Question

What is the sum of the series $$ 1 - \frac{1}{2} + \frac{1}{4} - \frac{1}{8} + ....$$ equal to ?
A
$$\dfrac{1}{2}$$
B
$$\dfrac{3}{2}$$
C
$$2$$
D
$$\dfrac{2}{3}$$

Answer

**step1** Understanding the problem

The problem asks for the total sum of a series of numbers that goes on forever: $$1 - \frac{1}{2} + \frac{1}{4} - \frac{1}{8} + ....$$. This means we start with 1, then subtract one-half, then add one-fourth, then subtract one-eighth, and this pattern of halving the number and alternating the sign continues infinitely.

**step2** Observing the pattern in the series

Let's examine how each number in the series is related to the one before it.
Starting with 1, to get to the next term, $$-\frac{1}{2}$$, we multiply by $$-\frac{1}{2}$$.
$$1 \times (-\frac{1}{2}) = -\frac{1}{2}$$
To get from $$-\frac{1}{2}$$ to the next term, $$\frac{1}{4}$$, we again multiply by $$-\frac{1}{2}$$.
$$(-\frac{1}{2}) \times (-\frac{1}{2}) = \frac{1}{4}$$
To get from $$\frac{1}{4}$$ to the next term, $$-\frac{1}{8}$$, we multiply by $$-\frac{1}{2}$$.
$$(\frac{1}{4}) \times (-\frac{1}{2}) = -\frac{1}{8}$$
This pattern shows that each term is obtained by multiplying the previous term by $$-\frac{1}{2}$$. The signs also alternate correctly: plus, minus, plus, minus.

**step3** Finding a relationship within the series

Let's call the total sum of this entire infinite series 'the sum'.
We can write the series as:
'the sum' $$ = 1 - \frac{1}{2} + \frac{1}{4} - \frac{1}{8} + ...$$
Now, let's look closely at the part of the series that starts from the second term:
$$-\frac{1}{2} + \frac{1}{4} - \frac{1}{8} + ...$$
We can see that every number in this part is $$-\frac{1}{2}$$ times the corresponding number in the original series.

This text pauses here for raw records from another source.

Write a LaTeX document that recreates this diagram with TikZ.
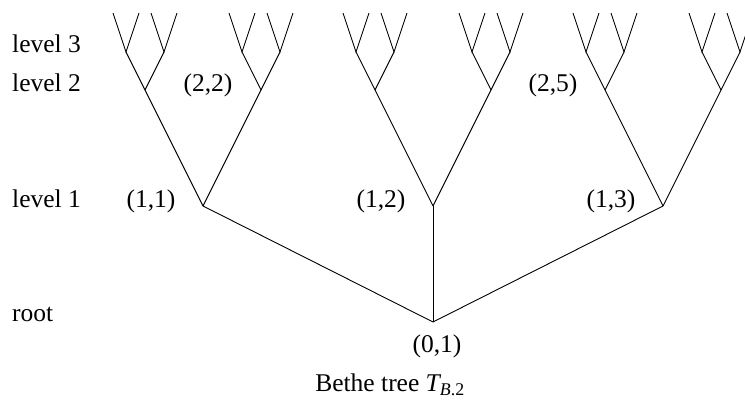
\documentclass[tikz,border=0pt]{standalone}
\usepackage{fontspec}
\setmainfont{Liberation Serif}
\begin{document}
\begin{tikzpicture}[x=1pt,y=-1pt,
  edge/.style={line width=0.9pt, line join=miter},
  lbl/.style={anchor=base, inner sep=0pt, font=\fontsize{25.5}{30}\selectfont}]
\useasboundingbox (0,0) rectangle (745,403);

% root and three-level binary branching above each first-level vertex
\coordinate (r) at (433,322);
\foreach \i in {1,2,3} {
  \pgfmathsetmacro\xa{203+230*(\i-1)}
  \coordinate (a\i) at (\xa,206);
  \draw[edge] (r) -- (a\i);
  \foreach \j/\s in {1/-1,2/1} {
    \pgfmathsetmacro\xb{\xa+58*\s}
    \coordinate (b\i\j) at (\xb,90);
    \draw[edge] (a\i) -- (b\i\j);
    \foreach \k/\t in {1/-1,2/1} {
      \pgfmathsetmacro\xc{\xb+19*\t}
      \coordinate (c\i\j\k) at (\xc,52);
      \coordinate (d\i\j\k1) at (\xc-13,13);
      \coordinate (d\i\j\k2) at (\xc+13,13);
      \draw[edge] (b\i\j) -- (c\i\j\k);
      \draw[edge] (d\i\j\k1) -- (c\i\j\k) -- (d\i\j\k2);
    }
  }
}

% level captions
\node[lbl, anchor=base west] (lv3) at (12,53) {level 3};
\node[lbl, anchor=base west] (lv2) at (12,92) {level 2};
\node[lbl, anchor=base west] (lv1) at (12,208) {level 1};
\node[lbl, anchor=base west] (lv0) at (12,322) {root};

% vertex labels
\node[lbl] (l11) at (151,208) {(1,1)};
\node[lbl] (l12) at (381,208) {(1,2)};
\node[lbl] (l13) at (611,208) {(1,3)};
\node[lbl] (l22) at (208,92) {(2,2)};
\node[lbl] (l25) at (553,92) {(2,5)};
\node[lbl] (l01) at (437,353) {(0,1)};

% caption
\node[lbl] (cap) at (390,392) {Bethe tree {\itshape T}\textsubscript{{\itshape B}.2}};
\end{tikzpicture}
\end{document}
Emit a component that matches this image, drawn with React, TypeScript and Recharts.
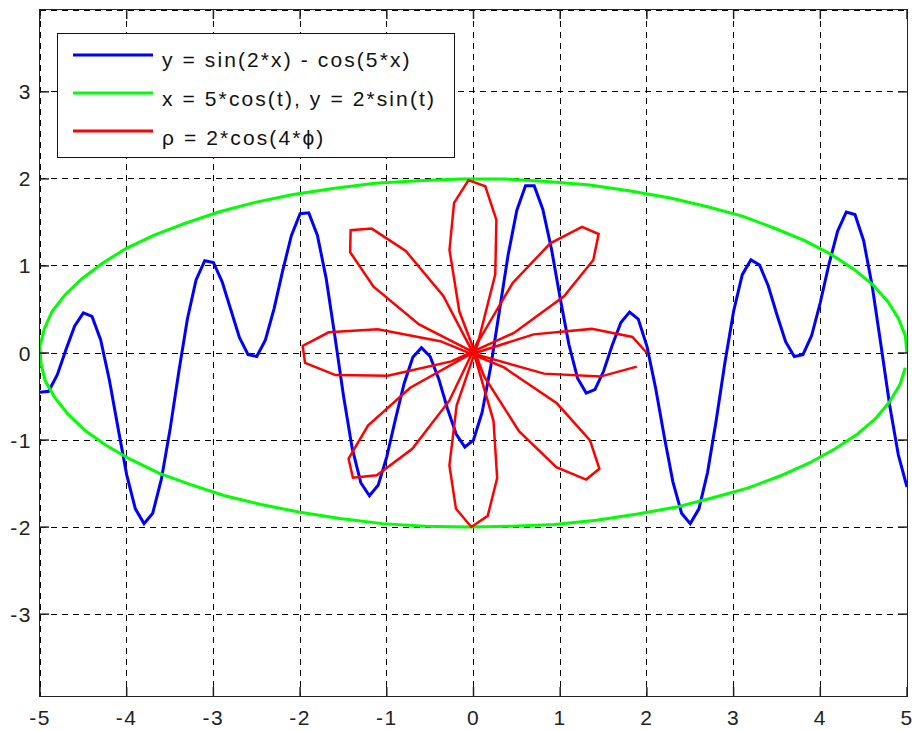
import { LineChart, Line, XAxis, YAxis, CartesianGrid } from 'recharts';

const FONT = '"Liberation Sans", Arial, sans-serif';
const PLOT_W = 867;
const PLOT_H = 686;
const TICK = 9;

const xTicks = [-5, -4, -3, -2, -1, 0, 1, 2, 3, 4, 5];
const yTicks = [-3, -2, -1, 0, 1, 2, 3];

// y = sin(2*x) - cos(5*x)
const blueX = [
  -5, -4.9, -4.8, -4.7, -4.6, -4.5, -4.4, -4.3, -4.2, -4.1,
  -4, -3.9, -3.8, -3.7, -3.6, -3.5, -3.4, -3.3, -3.2, -3.1,
  -3, -2.9, -2.8, -2.7, -2.6, -2.5, -2.4, -2.3, -2.2, -2.1,
  -2, -1.9, -1.8, -1.7, -1.6, -1.5, -1.4, -1.3, -1.2, -1.1,
  -1, -0.9, -0.8, -0.7, -0.6, -0.5, -0.4, -0.3, -0.2, -0.1,
  0, 0.1, 0.2, 0.3, 0.4, 0.5, 0.6, 0.7, 0.8, 0.9,
  1, 1.1, 1.2, 1.3, 1.4, 1.5, 1.6, 1.7, 1.8, 1.9,
  2, 2.1, 2.2, 2.3, 2.4, 2.5, 2.6, 2.7, 2.8, 2.9,
  3, 3.1, 3.2, 3.3, 3.4, 3.5, 3.6, 3.7, 3.8, 3.9,
  4, 4.1, 4.2, 4.3, 4.4, 4.5, 4.6, 4.7, 4.8, 4.9, 5,
];
const blueY = [
  -0.45, -0.44, -0.25, 0.04, 0.31, 0.46, 0.42, 0.15, -0.31, -0.86,
  -1.4, -1.79, -1.96, -1.84, -1.45, -0.88, -0.22, 0.39, 0.84, 1.06,
  1.04, 0.82, 0.5, 0.18, -0.02, -0.04, 0.15, 0.51, 0.95, 1.35,
  1.6, 1.61, 1.35, 0.86, 0.2, -0.49, -1.09, -1.49, -1.64, -1.52,
  -1.19, -0.76, -0.35, -0.05, 0.06, -0.04, -0.3, -0.64, -0.93, -1.08,
  -1, -0.68, -0.15, 0.49, 1.13, 1.64, 1.92, 1.92, 1.65, 1.19,
  0.63, 0.1, -0.29, -0.46, -0.42, -0.21, 0.09, 0.35, 0.47, 0.39,
  0.08, -0.4, -0.96, -1.48, -1.84, -1.96, -1.79, -1.37, -0.77, -0.11,
  0.48, 0.9, 1.07, 1.01, 0.77, 0.44, 0.13, -0.04, -0.02, 0.2,
  0.58, 1.02, 1.4, 1.62, 1.59, 1.29, 0.76, 0.09, -0.6, -1.17, -1.54,
];

// x = 5*cos(t), y = 2*sin(t)
const ellipseX = [
  5, 4.98, 4.9, 4.78, 4.61, 4.39, 4.13, 3.82, 3.48, 3.11,
  2.7, 2.27, 1.81, 1.34, 0.85, 0.35, -0.15, -0.64, -1.14, -1.62,
  -2.08, -2.52, -2.94, -3.33, -3.69, -4.01, -4.28, -4.52, -4.71, -4.86,
  -4.95, -5, -4.99, -4.94, -4.83, -4.68, -4.48, -4.24, -3.96, -3.63,
  -3.27, -2.87, -2.45, -2, -1.54, -1.05, -0.56, -0.06, 0.44, 0.93,
  1.42, 1.89, 2.34, 2.77, 3.17, 3.54, 3.88, 4.17, 4.43, 4.64,
  4.8, 4.92, 4.98,
];
const ellipseY = [
  0, 0.2, 0.4, 0.59, 0.78, 0.96, 1.13, 1.29, 1.43, 1.57,
  1.68, 1.78, 1.86, 1.93, 1.97, 2, 2, 1.98, 1.95, 1.89,
  1.82, 1.73, 1.62, 1.49, 1.35, 1.2, 1.03, 0.85, 0.67, 0.48,
  0.28, 0.08, -0.12, -0.32, -0.51, -0.7, -0.89, -1.06, -1.22, -1.38,
  -1.51, -1.64, -1.74, -1.83, -1.9, -1.96, -1.99, -2, -1.99, -1.97,
  -1.92, -1.85, -1.77, -1.66, -1.55, -1.41, -1.26, -1.1, -0.93, -0.75,
  -0.56, -0.36, -0.17,
];

// rho = 2*cos(4*phi)
const roseX = [
  2, 1.833, 1.365, 0.693, -0.053, -0.73, -1.217, -1.441, -1.391, -1.115,
  -0.706, -0.279, 0.063, 0.251, 0.264, 0.136, -0.058, -0.224, -0.277, -0.163,
  0.121, 0.524, 0.955, 1.299, 1.452, 1.344, 0.961, 0.352, -0.383, -1.105,
  -1.671, -1.97, -1.943, -1.592, -0.989, -0.256, 0.466, 1.044, 1.382, 1.443,
  1.252, 0.885, 0.452, 0.063, -0.194, -0.278, -0.202, -0.025, 0.164, 0.273,
  0.231, 0.015, -0.348, -0.781, -1.174, -1.417, -1.423, -1.153, -0.628, 0.07,
  0.814, 1.462, 1.883,
];
const roseY = [
  0, 0.184, 0.277, 0.214, -0.023, -0.399, -0.833, -1.214, -1.433, -1.405,
  -1.1, -0.548, 0.163, 0.903, 1.528, 1.915, 1.985, 1.725, 1.185, 0.476,
  -0.265, -0.897, -1.311, -1.454, -1.33, -1.004, -0.578, -0.166, 0.136, 0.272,
  0.238, 0.082, -0.114, -0.254, -0.261, -0.096, 0.23, 0.652, 1.069, 1.367,
  1.449, 1.26, 0.804, 0.144, -0.6, -1.291, -1.79, -1.998, -1.871, -1.437,
  -0.782, -0.038, 0.656, 1.172, 1.429, 1.411, 1.158, 0.761, 0.329, -0.028,
  -0.237, -0.271, -0.157,
];

const legendLabels = [
  'y = sin(2*x) - cos(5*x)',
  'x = 5*cos(t), y = 2*sin(t)',
  'ρ = 2*cos(4*ϕ)',
];
const colors = ['#0000ff', '#00ff00', '#ff0000'];

const zip = (xs: number[], ys: number[]) => xs.map((x, i) => ({ x, y: ys[i] }));
const blueData = zip(blueX, blueY);
const ellipseData = zip(ellipseX, ellipseY);
const roseData = zip(roseX, roseY);

const XTick = (props: any) => {
  const { x, y, payload } = props;
  return (
    <g>
      <line x1={x} x2={x} y1={y} y2={y - TICK} stroke="#222" strokeWidth={1.5} />
      <line x1={x} x2={x} y1={y - PLOT_H} y2={y - PLOT_H + TICK} stroke="#222" strokeWidth={1.5} />
      <text x={x} y={y + 29} textAnchor="middle" fontSize={21} fontFamily={FONT} fill="#222" letterSpacing={1.5}>
        {payload.value}
      </text>
    </g>
  );
};

const YTick = (props: any) => {
  const { x, y, payload } = props;
  return (
    <g>
      <line x1={x} x2={x + TICK} y1={y} y2={y} stroke="#222" strokeWidth={1.5} />
      <line x1={x + PLOT_W} x2={x + PLOT_W - TICK} y1={y} y2={y} stroke="#222" strokeWidth={1.5} />
      <text x={x - 8} y={y + 7.5} textAnchor="end" fontSize={21} fontFamily={FONT} fill="#222" letterSpacing={1.5}>
        {payload.value}
      </text>
    </g>
  );
};

export default function App() {
  return (
    <div style={{ position: 'absolute', left: 0, top: 0, width: 915, height: 730, background: '#fff' }}>
      <LineChart width={915} height={730} margin={{ top: 10, right: 8, bottom: 0, left: 0 }}>
        <CartesianGrid stroke="#000" strokeDasharray="6 5" strokeWidth={1} shapeRendering="crispEdges" />
        <XAxis
          type="number"
          dataKey="x"
          domain={[-5, 5]}
          ticks={xTicks}
          allowDataOverflow
          height={34}
          tickSize={0}
          tickMargin={0}
          tickLine={false}
          axisLine={false}
          tick={<XTick />}
          interval={0}
        />
        <YAxis
          type="number"
          dataKey="y"
          domain={[-3.94, 3.94]}
          ticks={yTicks}
          allowDataOverflow
          width={40}
          tickSize={0}
          tickMargin={0}
          tickLine={false}
          axisLine={false}
          tick={<YTick />}
          interval={0}
        />
        <Line data={blueData} dataKey="y" type="linear" stroke={colors[0]} strokeWidth={3} dot={false} isAnimationActive={false} />
        <Line data={ellipseData} dataKey="y" type="linear" stroke={colors[1]} strokeWidth={3} dot={false} isAnimationActive={false} />
        <Line data={roseData} dataKey="y" type="linear" stroke={colors[2]} strokeWidth={2.5} dot={false} isAnimationActive={false} />
      </LineChart>
      <div
        style={{
          position: 'absolute', left: 39.25, top: 9.25, width: PLOT_W + 1.5, height: PLOT_H + 1.5,
          border: '1.5px solid #222', boxSizing: 'border-box', pointerEvents: 'none',
        }}
      />
      <div
        style={{
          position: 'absolute', left: 57, top: 33, width: 398, height: 125,
          border: '1.5px solid #111', boxSizing: 'border-box', background: '#fff',
        }}
      >
        <svg width={396} height={123} style={{ display: 'block' }}>
          {legendLabels.map((label, i) => (
            <g key={label}>
              <line x1={15} x2={95} y1={21 + i * 38} y2={21 + i * 38} stroke={colors[i]} strokeWidth={3} />
              <text x={104} y={33 + i * 39} fontSize={21} fontFamily={FONT} fill="#111" letterSpacing={2.1}>
                {label}
              </text>
            </g>
          ))}
        </svg>
      </div>
    </div>
  );
}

For example, $$-\frac{1}{2}$$ is $$-\frac{1}{2}$$ times 1; $$\frac{1}{4}$$ is $$-\frac{1}{2}$$ times $$-\frac{1}{2}$$, and so on.
So, we can say that the part starting from the second term is $$-\frac{1}{2}$$ multiplied by the entire original series, 'the sum'.
This means:
'the sum' $$ = 1 + (-\frac{1}{2}) \times (\text{the sum})$$
'the sum' $$ = 1 - \frac{1}{2} \times (\text{the sum})$$

**step4** Calculating the final sum

From the previous step, we have established the relationship:
'the sum' $$ = 1 - \frac{1}{2} \times (\text{the sum})$$
To figure out what 'the sum' is, we can think about this like a balance. If 'the sum' is equal to 1, but then we take away half of 'the sum' from it, what number makes this true?
Let's add half of 'the sum' to both sides of our relationship:
'the sum' $$ + \frac{1}{2} \times (\text{the sum}) = 1 - \frac{1}{2} \times (\text{the sum}) + \frac{1}{2} \times (\text{the sum})$$
This simplifies to:
One whole 'the sum' plus half of 'the sum' equals 1.
So, one and a half times 'the sum' equals 1.
In fractions, one and a half is written as $$\frac{3}{2}$$.
So, $$\frac{3}{2} \times (\text{the sum}) = 1$$
To find 'the sum', we need to find what number, when multiplied by $$\frac{3}{2}$$, gives us 1. This is the definition of a reciprocal. We can find this by dividing 1 by $$\frac{3}{2}$$.
$$1 \div \frac{3}{2} = 1 \times \frac{2}{3} = \frac{2}{3}$$
Thus, the sum of the series is $$\frac{2}{3}$$.
Comparing this to the given options, option D is $$\frac{2}{3}$$.